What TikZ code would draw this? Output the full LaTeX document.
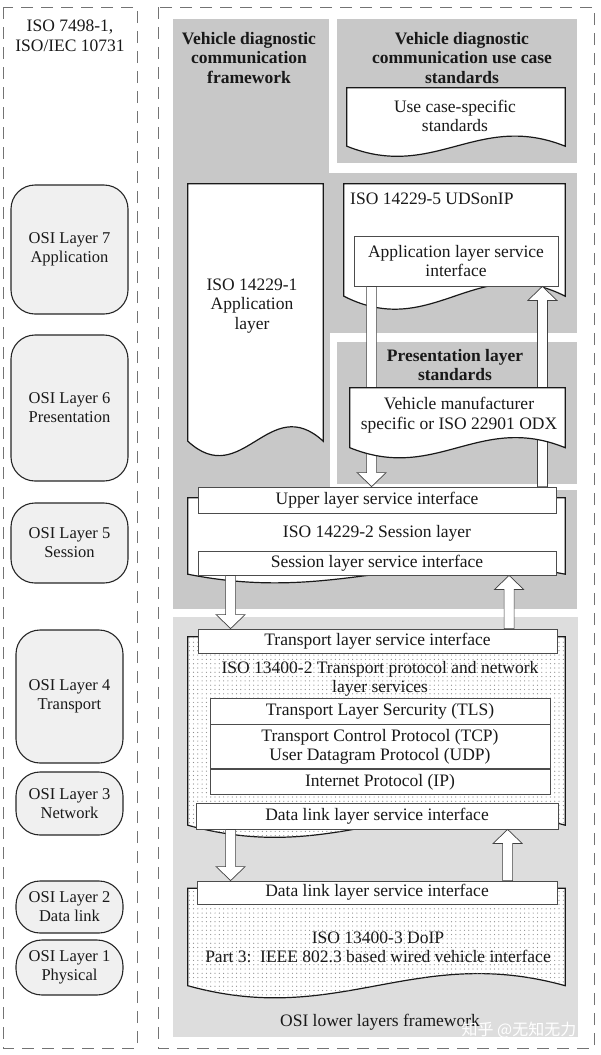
\documentclass[tikz,border=0pt]{standalone}
\usepackage{fontspec}
\setmainfont{Liberation Serif}
\newfontfamily\cjkfont{Noto Sans CJK SC}
\usetikzlibrary{calc,positioning,patterns.meta}
\definecolor{framegray}{RGB}{200,200,200}
\definecolor{lowgray}{RGB}{221,221,221}
\definecolor{osifill}{RGB}{240,240,240}
\newcommand{\wavydoc}[3][docfill]{%
  \draw[#1] (#2.south west) -- (#2.north west) -- (#2.north east) -- (#2.south east)
    .. controls ($(#2.south west)!0.6!(#2.south east)+(0,-#3)$) and ($(#2.south west)!0.4!(#2.south east)+(0,#3)$) .. (#2.south west) -- cycle;}
\begin{document}
\begin{tikzpicture}[x=1pt,y=-1pt]
        \tikzstyle{every node}=[font=\fontsize{17.5}{19.5}\selectfont, text=black!90, inner sep=0pt, align=center]
        \tikzstyle{frame}=[draw=black!55, line width=0.9pt, dash pattern=on 12pt off 8pt]
        \tikzstyle{osi}=[draw=black!85, line width=1.1pt, fill=osifill, rounded corners=24pt, minimum width=117, font=\fontsize{16.5}{19}\selectfont]
        \tikzstyle{heading}=[font=\bfseries\fontsize{17.5}{19.5}\selectfont]
        \tikzstyle{docgeom}=[minimum width=217, minimum height=58]
        \tikzstyle{docfill}=[draw=black!90, line width=1.2pt, fill=white]
        \tikzstyle{dotfill}=[docfill, postaction={pattern={Dots[distance=4.3pt,radius=0.6pt]}, pattern color=black!45}]
        \tikzstyle{iface}=[draw=black!70, line width=0.8pt, fill=white, minimum width=358, minimum height=24]
        \tikzstyle{stackrow}=[draw=black!70, line width=0.8pt, fill=white, minimum width=340]
        \tikzstyle{hollow}=[draw=black!75, line width=0.7pt, fill=white, to path={let \p1=(\tikztostart), \p2=(\tikztotarget), \n1={ifthenelse(\y1>\y2,14,-14)} in ({\x1-5pt},\y1) -- ({\x1-5pt},{\y2+\n1*1pt}) -- ({\x1-14.5pt},{\y2+\n1*1pt}) -- (\x1,\y2) -- ({\x1+14.5pt},{\y2+\n1*1pt}) -- ({\x1+5pt},{\y2+\n1*1pt}) -- ({\x1+5pt},\y1) -- cycle}]
        \useasboundingbox (0,0) rectangle (600,1055);
        \draw[frame] (3,7) rectangle (137,1048);
        \draw[frame] (158,7) rectangle (594,1048);
        \fill[framegray] (173,19) rectangle (577,609);
        \fill[white] (329,19) rectangle (578,173);
        \fill[framegray] (337,19) rectangle (577,163);
        \fill[white] (330,333) rectangle (578,490);
        \fill[framegray] (337,342) rectangle (577,484);
        \fill[lowgray] (173,617) rectangle (578,1037);

        \node (norm) at (70,36) {ISO 7498-1,\\ISO/IEC 10731};
        \node [osi, minimum height=129] (osi7) at (69.5,249.5) {OSI Layer 7\\Application};
        \node [osi, minimum height=146] (osi6) at (69.5,408) {OSI Layer 6\\Presentation};
        \node [osi, minimum height=80] (osi5) at (69.5,543) {OSI Layer 5\\Session};
        \node [osi, minimum width=107, minimum height=133] (osi4) at (69.5,696.5) {OSI Layer 4\\Transport};
        \node [osi, minimum width=107, minimum height=63] (osi3) at (69.5,803.5) {OSI Layer 3\\Network};
        \node [osi, minimum width=107, minimum height=52] (osi2) at (69.5,907) {OSI Layer 2\\Data link};
        \node [osi, minimum width=107, minimum height=55, rounded corners=26pt] (osi1) at (69.5,967.5) {OSI Layer 1\\Physical};

        \node [heading] (fwhead) at (249,58) {Vehicle diagnostic\\communication\\framework};
        \node [heading] (ushead) at (462,58) {Vehicle diagnostic\\communication use case\\standards};
        \node [docgeom, minimum width=218] (usecase) at (456,117) {};
        \wavydoc{usecase}{35}
        \node (usecasetxt) at (455,116) {Use case-specific\\standards};

        \node [docgeom, minimum width=135, minimum height=257] (appl) at (255.5,312.5) {};
        \wavydoc{appl}{50}
        \node (appltxt) at (252,306) {ISO 14229-1\\Application\\layer};

        \node [docgeom, minimum width=221, minimum height=112] (uds) at (454.5,240) {};
        \wavydoc{uds}{45}
        \node [anchor=west] (udstxt) at (350,199) {ISO 14229-5 UDSonIP};
        \node [iface, minimum width=204, minimum height=50] (api) at (456,261) {Application layer service\\interface};

        \node [docgeom, minimum width=377, minimum height=76] (session) at (376.5,536) {};
        \wavydoc{session}{30}
        \node [iface, minimum height=26] (upper) at (377,500) {Upper layer service interface};
        \node (sessiontxt) at (377,533) {ISO 14229-2 Session layer};
        \node [iface] (sessif) at (377,563) {Session layer service interface};

        \coordinate (a1s) at ($(api.south west)+(18,0)$);
        \coordinate (a2s) at ($(upper.north east)+(-14,0)$);
        \draw[hollow] (a1s) to (a1s |- upper.north);
        \draw[hollow] (a2s) to (a2s |- api.south);

        \node [heading] (preshead) at (455,365) {Presentation layer\\standards};
        \node [docgeom, minimum width=215, minimum height=59.5] (odx) at (457.5,417.75) {};
        \wavydoc{odx}{35}
        \node (odxtxt) at (459,415) {Vehicle manufacturer\\specific or ISO 22901 ODX};

        \node [docgeom, minimum width=377, minimum height=188] (transport) at (376.5,731) {};
        \wavydoc[dotfill]{transport}{42}
        \node [iface, minimum width=359] (transif) at (377.5,641) {Transport layer service interface};
        \node (transtxt) at (380,679) {ISO 13400-2 Transport protocol and network\\layer services};
        \node [stackrow, minimum height=26] (tls) at (380,711) {Transport Layer Sercurity (TLS)};
        \node [stackrow, minimum height=44, below=0pt of tls] (tcp) {Transport Control Protocol (TCP)\\User Datagram Protocol (UDP)};
        \node [stackrow, minimum height=25, below=0pt of tcp] (ip) {Internet Protocol (IP)};
        \node [iface, minimum width=362, minimum height=26] (dlup) at (377,816) {Data link layer service interface};

        \node [docgeom, minimum width=377, minimum height=97] (doip) at (376.5,937) {};
        \wavydoc[dotfill]{doip}{42}
        \node [iface, minimum width=360, minimum height=23] (dllow) at (377,892.5) {Data link layer service interface};
        \node (doiptxt) at (378,947.5) {ISO 13400-3 DoIP\\Part 3:\ \ IEEE 802.3 based wired vehicle interface};
        \node (lowlabel) at (380,1022) {OSI lower layers framework};
        \node [font=\cjkfont\fontsize{16}{16}\selectfont, text=white] (mark) at (519,1030) {知乎 @无知无力};

        \coordinate (a3s) at ($(sessif.south west)+(33,0)$);
        \coordinate (a4s) at ($(transif.north west)+(311.5,0)$);
        \coordinate (a5s) at ($(dlup.south west)+(35,0)$);
        \coordinate (a6s) at ($(dllow.north west)+(311,0)$);
        \draw[hollow] (a3s) to (a3s |- transif.north);
        \draw[hollow] (a4s) to (a4s |- sessif.south);
        \draw[hollow] (a5s) to (a5s |- dllow.north);
        \draw[hollow] (a6s) to (a6s |- dlup.south);
\end{tikzpicture}
\end{document}
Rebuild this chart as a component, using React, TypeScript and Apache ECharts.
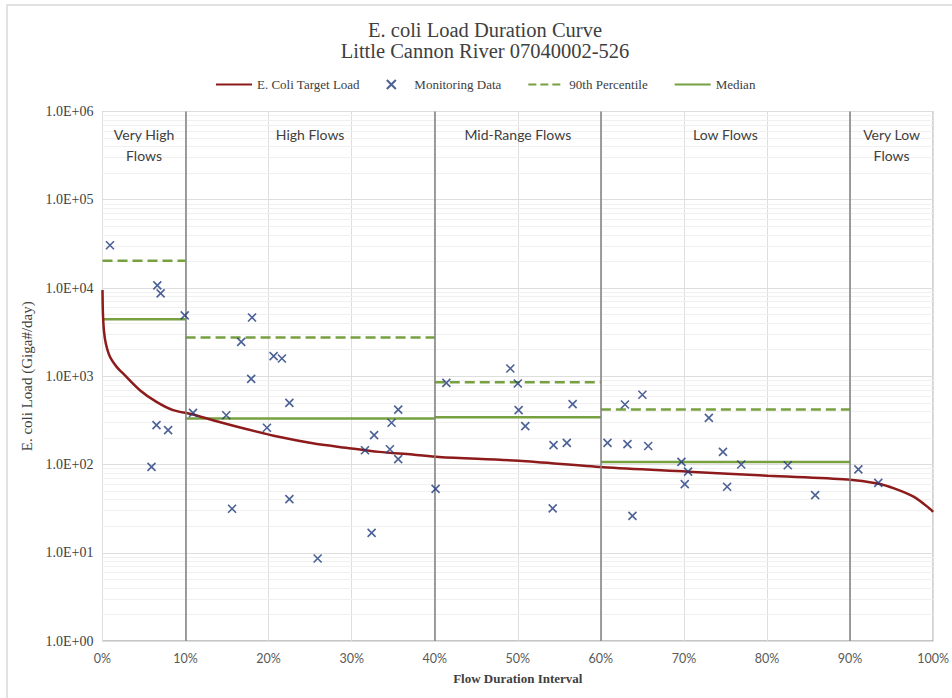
........
Write out each line of the data exactly; the images should be left out.

What TikZ code would draw this? Output the full LaTeX document.
\documentclass[tikz,border=0pt]{standalone}
\usepackage{fontspec}
\setmainfont{Liberation Serif}
\newfontfamily\cjkfont{Noto Sans CJK SC}
\usetikzlibrary{calc,positioning,patterns.meta}
\definecolor{framegray}{RGB}{200,200,200}
\definecolor{lowgray}{RGB}{221,221,221}
\definecolor{osifill}{RGB}{240,240,240}
\newcommand{\wavydoc}[3][docfill]{%
  \draw[#1] (#2.south west) -- (#2.north west) -- (#2.north east) -- (#2.south east)
    .. controls ($(#2.south west)!0.6!(#2.south east)+(0,-#3)$) and ($(#2.south west)!0.4!(#2.south east)+(0,#3)$) .. (#2.south west) -- cycle;}
\begin{document}
\begin{tikzpicture}[x=1pt,y=-1pt]
        \tikzstyle{every node}=[font=\fontsize{17.5}{19.5}\selectfont, text=black!90, inner sep=0pt, align=center]
        \tikzstyle{frame}=[draw=black!55, line width=0.9pt, dash pattern=on 12pt off 8pt]
        \tikzstyle{osi}=[draw=black!85, line width=1.1pt, fill=osifill, rounded corners=24pt, minimum width=117, font=\fontsize{16.5}{19}\selectfont]
        \tikzstyle{heading}=[font=\bfseries\fontsize{17.5}{19.5}\selectfont]
        \tikzstyle{docgeom}=[minimum width=217, minimum height=58]
        \tikzstyle{docfill}=[draw=black!90, line width=1.2pt, fill=white]
        \tikzstyle{dotfill}=[docfill, postaction={pattern={Dots[distance=4.3pt,radius=0.6pt]}, pattern color=black!45}]
        \tikzstyle{iface}=[draw=black!70, line width=0.8pt, fill=white, minimum width=358, minimum height=24]
        \tikzstyle{stackrow}=[draw=black!70, line width=0.8pt, fill=white, minimum width=340]
        \tikzstyle{hollow}=[draw=black!75, line width=0.7pt, fill=white, to path={let \p1=(\tikztostart), \p2=(\tikztotarget), \n1={ifthenelse(\y1>\y2,14,-14)} in ({\x1-5pt},\y1) -- ({\x1-5pt},{\y2+\n1*1pt}) -- ({\x1-14.5pt},{\y2+\n1*1pt}) -- (\x1,\y2) -- ({\x1+14.5pt},{\y2+\n1*1pt}) -- ({\x1+5pt},{\y2+\n1*1pt}) -- ({\x1+5pt},\y1) -- cycle}]
        \useasboundingbox (0,0) rectangle (600,1055);
        \draw[frame] (3,7) rectangle (137,1048);
        \draw[frame] (158,7) rectangle (594,1048);
        \fill[framegray] (173,19) rectangle (577,609);
        \fill[white] (329,19) rectangle (578,173);
        \fill[framegray] (337,19) rectangle (577,163);
        \fill[white] (330,333) rectangle (578,490);
        \fill[framegray] (337,342) rectangle (577,484);
        \fill[lowgray] (173,617) rectangle (578,1037);

        \node (norm) at (70,36) {ISO 7498-1,\\ISO/IEC 10731};
        \node [osi, minimum height=129] (osi7) at (69.5,249.5) {OSI Layer 7\\Application};
        \node [osi, minimum height=146] (osi6) at (69.5,408) {OSI Layer 6\\Presentation};
        \node [osi, minimum height=80] (osi5) at (69.5,543) {OSI Layer 5\\Session};
        \node [osi, minimum width=107, minimum height=133] (osi4) at (69.5,696.5) {OSI Layer 4\\Transport};
        \node [osi, minimum width=107, minimum height=63] (osi3) at (69.5,803.5) {OSI Layer 3\\Network};
        \node [osi, minimum width=107, minimum height=52] (osi2) at (69.5,907) {OSI Layer 2\\Data link};
        \node [osi, minimum width=107, minimum height=55, rounded corners=26pt] (osi1) at (69.5,967.5) {OSI Layer 1\\Physical};

        \node [heading] (fwhead) at (249,58) {Vehicle diagnostic\\communication\\framework};
        \node [heading] (ushead) at (462,58) {Vehicle diagnostic\\communication use case\\standards};
        \node [docgeom, minimum width=218] (usecase) at (456,117) {};
        \wavydoc{usecase}{35}
        \node (usecasetxt) at (455,116) {Use case-specific\\standards};

        \node [docgeom, minimum width=135, minimum height=257] (appl) at (255.5,312.5) {};
        \wavydoc{appl}{50}
        \node (appltxt) at (252,306) {ISO 14229-1\\Application\\layer};

        \node [docgeom, minimum width=221, minimum height=112] (uds) at (454.5,240) {};
        \wavydoc{uds}{45}
        \node [anchor=west] (udstxt) at (350,199) {ISO 14229-5 UDSonIP};
        \node [iface, minimum width=204, minimum height=50] (api) at (456,261) {Application layer service\\interface};

        \node [docgeom, minimum width=377, minimum height=76] (session) at (376.5,536) {};
        \wavydoc{session}{30}
        \node [iface, minimum height=26] (upper) at (377,500) {Upper layer service interface};
        \node (sessiontxt) at (377,533) {ISO 14229-2 Session layer};
        \node [iface] (sessif) at (377,563) {Session layer service interface};

        \coordinate (a1s) at ($(api.south west)+(18,0)$);
        \coordinate (a2s) at ($(upper.north east)+(-14,0)$);
        \draw[hollow] (a1s) to (a1s |- upper.north);
        \draw[hollow] (a2s) to (a2s |- api.south);

        \node [heading] (preshead) at (455,365) {Presentation layer\\standards};
        \node [docgeom, minimum width=215, minimum height=59.5] (odx) at (457.5,417.75) {};
        \wavydoc{odx}{35}
        \node (odxtxt) at (459,415) {Vehicle manufacturer\\specific or ISO 22901 ODX};

        \node [docgeom, minimum width=377, minimum height=188] (transport) at (376.5,731) {};
        \wavydoc[dotfill]{transport}{42}
        \node [iface, minimum width=359] (transif) at (377.5,641) {Transport layer service interface};
        \node (transtxt) at (380,679) {ISO 13400-2 Transport protocol and network\\layer services};
        \node [stackrow, minimum height=26] (tls) at (380,711) {Transport Layer Sercurity (TLS)};
        \node [stackrow, minimum height=44, below=0pt of tls] (tcp) {Transport Control Protocol (TCP)\\User Datagram Protocol (UDP)};
        \node [stackrow, minimum height=25, below=0pt of tcp] (ip) {Internet Protocol (IP)};
        \node [iface, minimum width=362, minimum height=26] (dlup) at (377,816) {Data link layer service interface};

        \node [docgeom, minimum width=377, minimum height=97] (doip) at (376.5,937) {};
        \wavydoc[dotfill]{doip}{42}
        \node [iface, minimum width=360, minimum height=23] (dllow) at (377,892.5) {Data link layer service interface};
        \node (doiptxt) at (378,947.5) {ISO 13400-3 DoIP\\Part 3:\ \ IEEE 802.3 based wired vehicle interface};
        \node (lowlabel) at (380,1022) {OSI lower layers framework};
        \node [font=\cjkfont\fontsize{16}{16}\selectfont, text=white] (mark) at (519,1030) {知乎 @无知无力};

        \coordinate (a3s) at ($(sessif.south west)+(33,0)$);
        \coordinate (a4s) at ($(transif.north west)+(311.5,0)$);
        \coordinate (a5s) at ($(dlup.south west)+(35,0)$);
        \coordinate (a6s) at ($(dllow.north west)+(311,0)$);
        \draw[hollow] (a3s) to (a3s |- transif.north);
        \draw[hollow] (a4s) to (a4s |- sessif.south);
        \draw[hollow] (a5s) to (a5s |- dllow.north);
        \draw[hollow] (a6s) to (a6s |- dlup.south);
\end{tikzpicture}
\end{document}
Rebuild this chart as a component, using React, TypeScript and Apache ECharts.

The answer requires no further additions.